Years later, Gowdy became a key figure in the Russia investigation which followed Trump’s election. As Trump raged at former special counsel Bob Mueller, Gowdy and then-House Intelligence Committee Chairman Devin Nunes launched a parallel joint investigation into the FBI’s handling of the Clinton email probe during the 2016 campaign.
But while Nunes pushed Trump’s talking points and issued a GOP memo in 2016 claiming that the FBI had abused its surveillance authority after Trump accused the agency of “spying” on him, Gowdy broke with his colleague on the issue. Backing Mueller, he repeatedly undercut Trump’s claims that the Obama administration had spied on him.
Gowdy’s break from those Republican talking points angered Trump’s allies. Fox News host Sean Hannity declared “shame on Trey Gowdy” for defending the FBI’s investigation, while his colleague Lou Dobbs dubbed Gowdy a “RINO,” or “Republican in name only.”

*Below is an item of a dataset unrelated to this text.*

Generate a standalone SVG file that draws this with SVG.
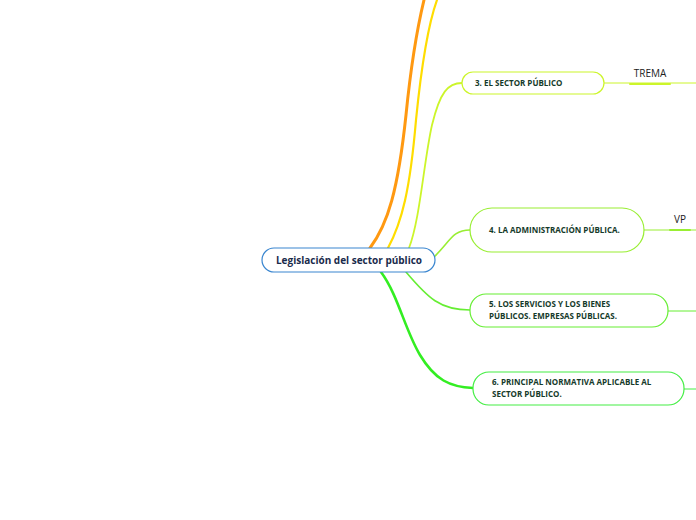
<svg xmlns="http://www.w3.org/2000/svg" width="696" height="520" viewBox="0 0 696 520">
<style>
.nt{font-family:"Open Sans","Noto Sans",sans-serif;font-weight:bold;font-size:8px;fill:#153a2a}
.lbl{font-family:"Open Sans","Noto Sans",sans-serif;font-size:10px;fill:#222}
.c{fill:none;stroke-linecap:round}
</style>
<rect width="696" height="520" fill="#fff"/>
<g id="connectors">
<path class="c" d="M370,248 C388,224 398,190 406,115 C412,55 418,25 424,0" stroke="#ff9911" stroke-width="3"/>
<path class="c" d="M388,248 C402,222 410,190 416,120 C422,60 428,25 437,0" stroke="#ffdd00" stroke-width="2.2"/>
<path class="c" d="M409,248 C420,220 424,160 432,125 C440,92 448,83 462,83" stroke="#ccf52a" stroke-width="1.8"/>
<path class="c" d="M434,257 C450,242 452,230 470,230" stroke="#99ee33" stroke-width="1.6"/>
<path class="c" d="M406,272 C428,298 440,310 470,310" stroke="#66ee33" stroke-width="1.6"/>
<path class="c" d="M381,272 C398,295 405,330 420,355 C435,380 450,387 473,388" stroke="#33ee22" stroke-width="2.6"/>
<path class="c" d="M604,83 H696" stroke="#ccf52a" stroke-width="1"/>
<path class="c" d="M630,84 H670" stroke="#ccf52a" stroke-width="2"/>
<path class="c" d="M644,230 H696" stroke="#99ee33" stroke-width="1"/>
<path class="c" d="M670,230 H690" stroke="#99ee33" stroke-width="2"/>
<path class="c" d="M668,311 H696" stroke="#66ee33" stroke-width="1"/>
<path class="c" d="M684,389 H696" stroke="#44ee44" stroke-width="1"/>
</g>
<g id="central">
<rect x="262" y="248" width="173" height="24" rx="12" fill="#fff" stroke="#3a86d0" stroke-width="1.2"/>
<text x="349" y="264" text-anchor="middle" font-family="'Open Sans','Noto Sans',sans-serif" font-weight="bold" font-size="10" fill="#1a2b4c">Legislación del sector público</text>
</g>
<g id="n3">
<rect x="462" y="72" width="142" height="22" rx="11" fill="#fff" stroke="#ccf52a" stroke-width="1.2"/>
<text class="nt" x="475" y="86">3. EL SECTOR PÚBLICO</text>
</g>
<g id="trema"><text class="lbl" x="650" y="77" text-anchor="middle">TREMA</text></g>
<g id="n4">
<rect x="470" y="208" width="174" height="44" rx="22" fill="#fff" stroke="#99ee33" stroke-width="1.2"/>
<text class="nt" x="489" y="233">4. LA ADMINISTRACIÓN PÚBLICA.</text>
</g>
<g id="vp"><text class="lbl" x="680" y="223" text-anchor="middle">VP</text></g>
<g id="n5">
<rect x="470" y="294" width="198" height="33" rx="16" fill="#fff" stroke="#66ee33" stroke-width="1.2"/>
<text class="nt" x="489" y="307">5. LOS SERVICIOS Y LOS BIENES</text>
<text class="nt" x="489" y="319">PÚBLICOS. EMPRESAS PÚBLICAS.</text>
</g>
<g id="n6">
<rect x="473" y="372" width="211" height="33" rx="16" fill="#fff" stroke="#44ee44" stroke-width="1.2"/>
<text class="nt" x="492" y="385">6. PRINCIPAL NORMATIVA APLICABLE AL</text>
<text class="nt" x="492" y="397">SECTOR PÚBLICO.</text>
</g>
</svg>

Gowdy’s role on Trump’s legal team could also potentially cause friction with personal Trump attorney Rudy Giuliani, who severely criticized the former congressman for defending the FBI probe into the Trump campaign’s ties to Russia. “He sure screwed that one up,” Giuliani said in May 2018. “You got four families that do not think that Trey Gowdy did his job.”
Gowdy’s 2012 stance on subpoenas could also come back to haunt him as the White House refuses to comply with congressional demands and subpoenas to turn over documents and produce witnesses.
“The notion that you can withhold information and documents from Congress no matter whether you are the party in power or not in power is wrong,” he said at the time. “Respect for the rule of law must mean something, irrespective of the vicissitudes of political cycles.”